■ **WORK TO DO**:
Copy out each line of the material below with no changes.

────────────────

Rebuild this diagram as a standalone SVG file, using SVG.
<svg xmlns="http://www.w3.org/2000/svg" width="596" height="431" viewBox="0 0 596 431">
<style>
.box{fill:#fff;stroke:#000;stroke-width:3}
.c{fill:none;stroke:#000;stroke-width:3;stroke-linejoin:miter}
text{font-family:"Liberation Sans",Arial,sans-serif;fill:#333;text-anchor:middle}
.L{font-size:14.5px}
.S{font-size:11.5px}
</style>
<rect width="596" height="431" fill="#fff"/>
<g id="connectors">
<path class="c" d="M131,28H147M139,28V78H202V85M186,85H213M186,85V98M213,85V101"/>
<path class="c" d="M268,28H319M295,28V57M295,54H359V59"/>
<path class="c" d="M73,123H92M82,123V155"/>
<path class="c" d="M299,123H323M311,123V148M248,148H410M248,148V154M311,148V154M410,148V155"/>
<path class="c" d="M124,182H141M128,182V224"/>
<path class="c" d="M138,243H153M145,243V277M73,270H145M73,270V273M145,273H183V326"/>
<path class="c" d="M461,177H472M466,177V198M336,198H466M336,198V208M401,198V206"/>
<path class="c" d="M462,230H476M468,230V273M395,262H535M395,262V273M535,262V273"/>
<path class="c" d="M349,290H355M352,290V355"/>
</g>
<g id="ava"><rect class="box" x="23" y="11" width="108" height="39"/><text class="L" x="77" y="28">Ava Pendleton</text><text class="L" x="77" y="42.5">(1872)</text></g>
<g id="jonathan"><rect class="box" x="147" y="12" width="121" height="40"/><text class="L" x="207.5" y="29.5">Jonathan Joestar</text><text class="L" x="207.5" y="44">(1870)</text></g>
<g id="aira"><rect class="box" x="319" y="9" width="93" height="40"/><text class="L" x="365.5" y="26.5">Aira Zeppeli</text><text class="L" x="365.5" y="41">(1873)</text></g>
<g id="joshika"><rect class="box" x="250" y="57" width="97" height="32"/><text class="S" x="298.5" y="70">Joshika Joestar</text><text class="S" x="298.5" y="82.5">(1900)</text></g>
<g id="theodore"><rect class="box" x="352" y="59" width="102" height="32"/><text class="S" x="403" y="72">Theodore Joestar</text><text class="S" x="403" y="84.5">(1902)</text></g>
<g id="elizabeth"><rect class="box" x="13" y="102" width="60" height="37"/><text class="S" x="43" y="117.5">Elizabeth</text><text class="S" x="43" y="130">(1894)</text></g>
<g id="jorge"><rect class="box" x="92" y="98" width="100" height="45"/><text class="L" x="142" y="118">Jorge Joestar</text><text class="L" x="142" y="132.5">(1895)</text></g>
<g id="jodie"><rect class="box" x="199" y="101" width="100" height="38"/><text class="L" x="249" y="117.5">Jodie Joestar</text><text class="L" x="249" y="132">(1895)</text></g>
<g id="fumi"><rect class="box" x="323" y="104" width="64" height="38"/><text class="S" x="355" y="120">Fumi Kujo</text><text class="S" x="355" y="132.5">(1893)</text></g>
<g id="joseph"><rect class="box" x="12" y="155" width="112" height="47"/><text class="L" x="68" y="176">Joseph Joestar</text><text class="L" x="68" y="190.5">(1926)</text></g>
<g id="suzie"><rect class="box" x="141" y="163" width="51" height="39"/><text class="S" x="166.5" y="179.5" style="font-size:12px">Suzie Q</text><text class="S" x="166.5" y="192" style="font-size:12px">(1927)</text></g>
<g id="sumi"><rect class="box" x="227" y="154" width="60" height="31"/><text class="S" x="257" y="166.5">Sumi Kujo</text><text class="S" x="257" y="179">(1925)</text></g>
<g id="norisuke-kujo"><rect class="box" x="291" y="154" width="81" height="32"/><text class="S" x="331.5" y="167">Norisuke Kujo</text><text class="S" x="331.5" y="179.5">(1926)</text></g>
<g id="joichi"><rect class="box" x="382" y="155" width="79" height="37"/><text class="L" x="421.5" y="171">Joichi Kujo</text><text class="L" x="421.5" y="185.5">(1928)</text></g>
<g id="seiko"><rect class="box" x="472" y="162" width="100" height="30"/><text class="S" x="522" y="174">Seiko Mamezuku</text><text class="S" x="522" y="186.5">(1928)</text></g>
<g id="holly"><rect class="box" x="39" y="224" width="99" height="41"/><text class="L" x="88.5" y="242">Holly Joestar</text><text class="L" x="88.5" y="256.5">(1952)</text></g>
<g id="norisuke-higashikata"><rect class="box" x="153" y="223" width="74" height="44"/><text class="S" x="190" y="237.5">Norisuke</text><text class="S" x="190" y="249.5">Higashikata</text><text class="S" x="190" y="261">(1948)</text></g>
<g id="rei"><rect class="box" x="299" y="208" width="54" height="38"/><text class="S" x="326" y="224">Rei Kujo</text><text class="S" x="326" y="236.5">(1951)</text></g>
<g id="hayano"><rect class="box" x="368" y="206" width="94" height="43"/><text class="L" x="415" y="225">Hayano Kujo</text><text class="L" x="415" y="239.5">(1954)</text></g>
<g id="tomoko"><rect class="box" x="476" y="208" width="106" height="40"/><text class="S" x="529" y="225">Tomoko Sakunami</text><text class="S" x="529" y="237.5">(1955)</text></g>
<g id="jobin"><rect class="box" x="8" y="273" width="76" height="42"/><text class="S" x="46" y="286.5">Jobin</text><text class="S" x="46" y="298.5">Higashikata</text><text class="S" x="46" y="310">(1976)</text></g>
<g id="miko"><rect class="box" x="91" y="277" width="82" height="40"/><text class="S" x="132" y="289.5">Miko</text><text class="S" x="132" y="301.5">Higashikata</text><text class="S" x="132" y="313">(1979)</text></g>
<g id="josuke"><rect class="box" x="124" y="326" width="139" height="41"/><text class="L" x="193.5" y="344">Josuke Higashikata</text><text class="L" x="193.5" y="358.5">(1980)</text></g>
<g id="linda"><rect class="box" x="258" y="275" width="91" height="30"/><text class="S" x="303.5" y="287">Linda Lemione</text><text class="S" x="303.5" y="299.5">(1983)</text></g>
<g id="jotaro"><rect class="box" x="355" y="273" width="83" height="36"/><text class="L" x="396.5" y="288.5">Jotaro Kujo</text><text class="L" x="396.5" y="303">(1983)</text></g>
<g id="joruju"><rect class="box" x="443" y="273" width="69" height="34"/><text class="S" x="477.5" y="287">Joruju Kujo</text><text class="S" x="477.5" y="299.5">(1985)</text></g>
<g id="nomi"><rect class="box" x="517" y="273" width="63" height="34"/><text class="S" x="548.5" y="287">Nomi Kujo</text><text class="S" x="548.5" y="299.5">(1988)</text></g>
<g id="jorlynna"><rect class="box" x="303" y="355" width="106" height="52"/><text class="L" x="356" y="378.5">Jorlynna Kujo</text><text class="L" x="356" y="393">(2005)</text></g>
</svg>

────────────────

■ **ANSWER TO THIS EXERCISE**:
Rebuild this diagram as a standalone SVG file, using SVG.
<svg xmlns="http://www.w3.org/2000/svg" width="596" height="431" viewBox="0 0 596 431">
<style>
.box{fill:#fff;stroke:#000;stroke-width:3}
.c{fill:none;stroke:#000;stroke-width:3;stroke-linejoin:miter}
text{font-family:"Liberation Sans",Arial,sans-serif;fill:#333;text-anchor:middle}
.L{font-size:14.5px}
.S{font-size:11.5px}
</style>
<rect width="596" height="431" fill="#fff"/>
<g id="connectors">
<path class="c" d="M131,28H147M139,28V78H202V85M186,85H213M186,85V98M213,85V101"/>
<path class="c" d="M268,28H319M295,28V57M295,54H359V59"/>
<path class="c" d="M73,123H92M82,123V155"/>
<path class="c" d="M299,123H323M311,123V148M248,148H410M248,148V154M311,148V154M410,148V155"/>
<path class="c" d="M124,182H141M128,182V224"/>
<path class="c" d="M138,243H153M145,243V277M73,270H145M73,270V273M145,273H183V326"/>
<path class="c" d="M461,177H472M466,177V198M336,198H466M336,198V208M401,198V206"/>
<path class="c" d="M462,230H476M468,230V273M395,262H535M395,262V273M535,262V273"/>
<path class="c" d="M349,290H355M352,290V355"/>
</g>
<g id="ava"><rect class="box" x="23" y="11" width="108" height="39"/><text class="L" x="77" y="28">Ava Pendleton</text><text class="L" x="77" y="42.5">(1872)</text></g>
<g id="jonathan"><rect class="box" x="147" y="12" width="121" height="40"/><text class="L" x="207.5" y="29.5">Jonathan Joestar</text><text class="L" x="207.5" y="44">(1870)</text></g>
<g id="aira"><rect class="box" x="319" y="9" width="93" height="40"/><text class="L" x="365.5" y="26.5">Aira Zeppeli</text><text class="L" x="365.5" y="41">(1873)</text></g>
<g id="joshika"><rect class="box" x="250" y="57" width="97" height="32"/><text class="S" x="298.5" y="70">Joshika Joestar</text><text class="S" x="298.5" y="82.5">(1900)</text></g>
<g id="theodore"><rect class="box" x="352" y="59" width="102" height="32"/><text class="S" x="403" y="72">Theodore Joestar</text><text class="S" x="403" y="84.5">(1902)</text></g>
<g id="elizabeth"><rect class="box" x="13" y="102" width="60" height="37"/><text class="S" x="43" y="117.5">Elizabeth</text><text class="S" x="43" y="130">(1894)</text></g>
<g id="jorge"><rect class="box" x="92" y="98" width="100" height="45"/><text class="L" x="142" y="118">Jorge Joestar</text><text class="L" x="142" y="132.5">(1895)</text></g>
<g id="jodie"><rect class="box" x="199" y="101" width="100" height="38"/><text class="L" x="249" y="117.5">Jodie Joestar</text><text class="L" x="249" y="132">(1895)</text></g>
<g id="fumi"><rect class="box" x="323" y="104" width="64" height="38"/><text class="S" x="355" y="120">Fumi Kujo</text><text class="S" x="355" y="132.5">(1893)</text></g>
<g id="joseph"><rect class="box" x="12" y="155" width="112" height="47"/><text class="L" x="68" y="176">Joseph Joestar</text><text class="L" x="68" y="190.5">(1926)</text></g>
<g id="suzie"><rect class="box" x="141" y="163" width="51" height="39"/><text class="S" x="166.5" y="179.5" style="font-size:12px">Suzie Q</text><text class="S" x="166.5" y="192" style="font-size:12px">(1927)</text></g>
<g id="sumi"><rect class="box" x="227" y="154" width="60" height="31"/><text class="S" x="257" y="166.5">Sumi Kujo</text><text class="S" x="257" y="179">(1925)</text></g>
<g id="norisuke-kujo"><rect class="box" x="291" y="154" width="81" height="32"/><text class="S" x="331.5" y="167">Norisuke Kujo</text><text class="S" x="331.5" y="179.5">(1926)</text></g>
<g id="joichi"><rect class="box" x="382" y="155" width="79" height="37"/><text class="L" x="421.5" y="171">Joichi Kujo</text><text class="L" x="421.5" y="185.5">(1928)</text></g>
<g id="seiko"><rect class="box" x="472" y="162" width="100" height="30"/><text class="S" x="522" y="174">Seiko Mamezuku</text><text class="S" x="522" y="186.5">(1928)</text></g>
<g id="holly"><rect class="box" x="39" y="224" width="99" height="41"/><text class="L" x="88.5" y="242">Holly Joestar</text><text class="L" x="88.5" y="256.5">(1952)</text></g>
<g id="norisuke-higashikata"><rect class="box" x="153" y="223" width="74" height="44"/><text class="S" x="190" y="237.5">Norisuke</text><text class="S" x="190" y="249.5">Higashikata</text><text class="S" x="190" y="261">(1948)</text></g>
<g id="rei"><rect class="box" x="299" y="208" width="54" height="38"/><text class="S" x="326" y="224">Rei Kujo</text><text class="S" x="326" y="236.5">(1951)</text></g>
<g id="hayano"><rect class="box" x="368" y="206" width="94" height="43"/><text class="L" x="415" y="225">Hayano Kujo</text><text class="L" x="415" y="239.5">(1954)</text></g>
<g id="tomoko"><rect class="box" x="476" y="208" width="106" height="40"/><text class="S" x="529" y="225">Tomoko Sakunami</text><text class="S" x="529" y="237.5">(1955)</text></g>
<g id="jobin"><rect class="box" x="8" y="273" width="76" height="42"/><text class="S" x="46" y="286.5">Jobin</text><text class="S" x="46" y="298.5">Higashikata</text><text class="S" x="46" y="310">(1976)</text></g>
<g id="miko"><rect class="box" x="91" y="277" width="82" height="40"/><text class="S" x="132" y="289.5">Miko</text><text class="S" x="132" y="301.5">Higashikata</text><text class="S" x="132" y="313">(1979)</text></g>
<g id="josuke"><rect class="box" x="124" y="326" width="139" height="41"/><text class="L" x="193.5" y="344">Josuke Higashikata</text><text class="L" x="193.5" y="358.5">(1980)</text></g>
<g id="linda"><rect class="box" x="258" y="275" width="91" height="30"/><text class="S" x="303.5" y="287">Linda Lemione</text><text class="S" x="303.5" y="299.5">(1983)</text></g>
<g id="jotaro"><rect class="box" x="355" y="273" width="83" height="36"/><text class="L" x="396.5" y="288.5">Jotaro Kujo</text><text class="L" x="396.5" y="303">(1983)</text></g>
<g id="joruju"><rect class="box" x="443" y="273" width="69" height="34"/><text class="S" x="477.5" y="287">Joruju Kujo</text><text class="S" x="477.5" y="299.5">(1985)</text></g>
<g id="nomi"><rect class="box" x="517" y="273" width="63" height="34"/><text class="S" x="548.5" y="287">Nomi Kujo</text><text class="S" x="548.5" y="299.5">(1988)</text></g>
<g id="jorlynna"><rect class="box" x="303" y="355" width="106" height="52"/><text class="L" x="356" y="378.5">Jorlynna Kujo</text><text class="L" x="356" y="393">(2005)</text></g>
</svg>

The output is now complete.